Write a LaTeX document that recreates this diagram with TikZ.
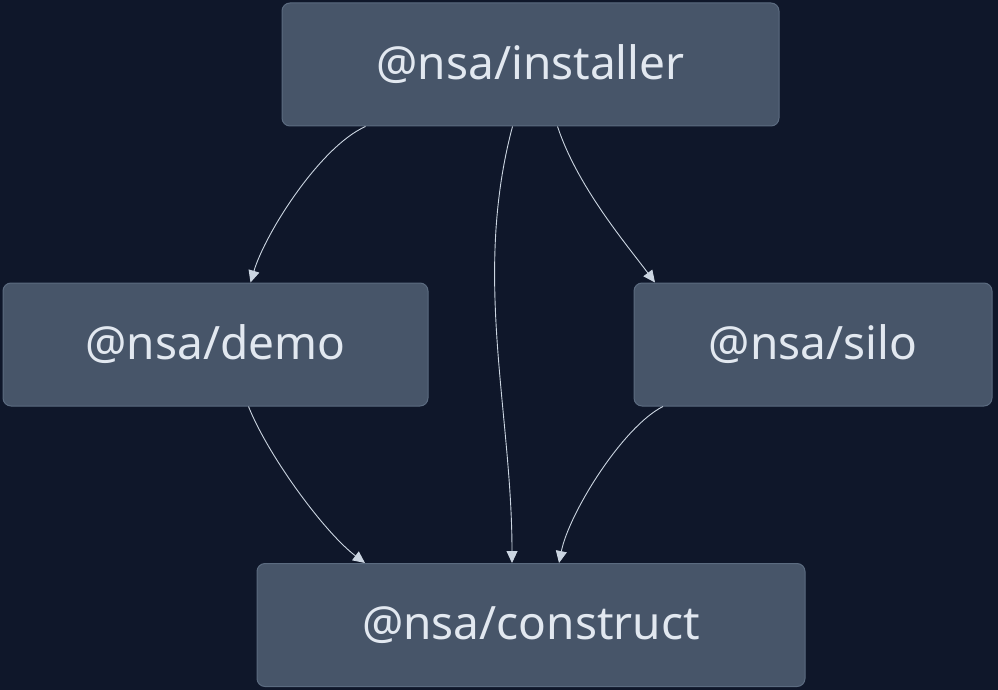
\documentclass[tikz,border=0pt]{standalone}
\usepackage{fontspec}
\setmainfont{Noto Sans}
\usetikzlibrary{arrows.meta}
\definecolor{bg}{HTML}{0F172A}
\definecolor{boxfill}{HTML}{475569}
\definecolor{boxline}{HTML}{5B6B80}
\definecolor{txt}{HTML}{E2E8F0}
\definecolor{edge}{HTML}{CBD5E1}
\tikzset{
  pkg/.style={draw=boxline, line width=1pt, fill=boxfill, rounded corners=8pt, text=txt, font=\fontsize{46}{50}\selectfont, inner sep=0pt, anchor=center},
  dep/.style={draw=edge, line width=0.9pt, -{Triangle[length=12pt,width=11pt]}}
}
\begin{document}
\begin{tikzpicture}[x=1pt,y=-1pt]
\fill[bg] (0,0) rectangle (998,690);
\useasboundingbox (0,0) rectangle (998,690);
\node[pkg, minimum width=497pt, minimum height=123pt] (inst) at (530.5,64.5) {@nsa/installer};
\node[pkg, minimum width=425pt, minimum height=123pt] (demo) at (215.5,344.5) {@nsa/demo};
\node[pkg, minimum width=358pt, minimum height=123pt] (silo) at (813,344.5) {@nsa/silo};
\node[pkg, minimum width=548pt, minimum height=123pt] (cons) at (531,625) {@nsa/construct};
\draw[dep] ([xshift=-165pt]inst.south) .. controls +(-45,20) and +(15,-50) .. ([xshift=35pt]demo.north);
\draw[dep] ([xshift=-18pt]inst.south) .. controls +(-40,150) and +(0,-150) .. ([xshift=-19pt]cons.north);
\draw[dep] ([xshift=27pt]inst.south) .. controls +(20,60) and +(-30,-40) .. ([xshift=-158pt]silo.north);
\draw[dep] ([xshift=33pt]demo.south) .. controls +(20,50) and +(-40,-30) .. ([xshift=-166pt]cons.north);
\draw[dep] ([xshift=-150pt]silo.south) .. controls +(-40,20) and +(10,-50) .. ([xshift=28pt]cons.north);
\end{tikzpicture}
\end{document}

**Goal of the exercise:** Produce an exact copy of each line of data, skipping embedded images.

**Completed task:**
Write a LaTeX document that recreates this diagram with TikZ.
\documentclass[tikz,border=0pt]{standalone}
\usepackage{fontspec}
\setmainfont{Noto Sans}
\usetikzlibrary{arrows.meta}
\definecolor{bg}{HTML}{0F172A}
\definecolor{boxfill}{HTML}{475569}
\definecolor{boxline}{HTML}{5B6B80}
\definecolor{txt}{HTML}{E2E8F0}
\definecolor{edge}{HTML}{CBD5E1}
\tikzset{
  pkg/.style={draw=boxline, line width=1pt, fill=boxfill, rounded corners=8pt, text=txt, font=\fontsize{46}{50}\selectfont, inner sep=0pt, anchor=center},
  dep/.style={draw=edge, line width=0.9pt, -{Triangle[length=12pt,width=11pt]}}
}
\begin{document}
\begin{tikzpicture}[x=1pt,y=-1pt]
\fill[bg] (0,0) rectangle (998,690);
\useasboundingbox (0,0) rectangle (998,690);
\node[pkg, minimum width=497pt, minimum height=123pt] (inst) at (530.5,64.5) {@nsa/installer};
\node[pkg, minimum width=425pt, minimum height=123pt] (demo) at (215.5,344.5) {@nsa/demo};
\node[pkg, minimum width=358pt, minimum height=123pt] (silo) at (813,344.5) {@nsa/silo};
\node[pkg, minimum width=548pt, minimum height=123pt] (cons) at (531,625) {@nsa/construct};
\draw[dep] ([xshift=-165pt]inst.south) .. controls +(-45,20) and +(15,-50) .. ([xshift=35pt]demo.north);
\draw[dep] ([xshift=-18pt]inst.south) .. controls +(-40,150) and +(0,-150) .. ([xshift=-19pt]cons.north);
\draw[dep] ([xshift=27pt]inst.south) .. controls +(20,60) and +(-30,-40) .. ([xshift=-158pt]silo.north);
\draw[dep] ([xshift=33pt]demo.south) .. controls +(20,50) and +(-40,-30) .. ([xshift=-166pt]cons.north);
\draw[dep] ([xshift=-150pt]silo.south) .. controls +(-40,20) and +(10,-50) .. ([xshift=28pt]cons.north);
\end{tikzpicture}
\end{document}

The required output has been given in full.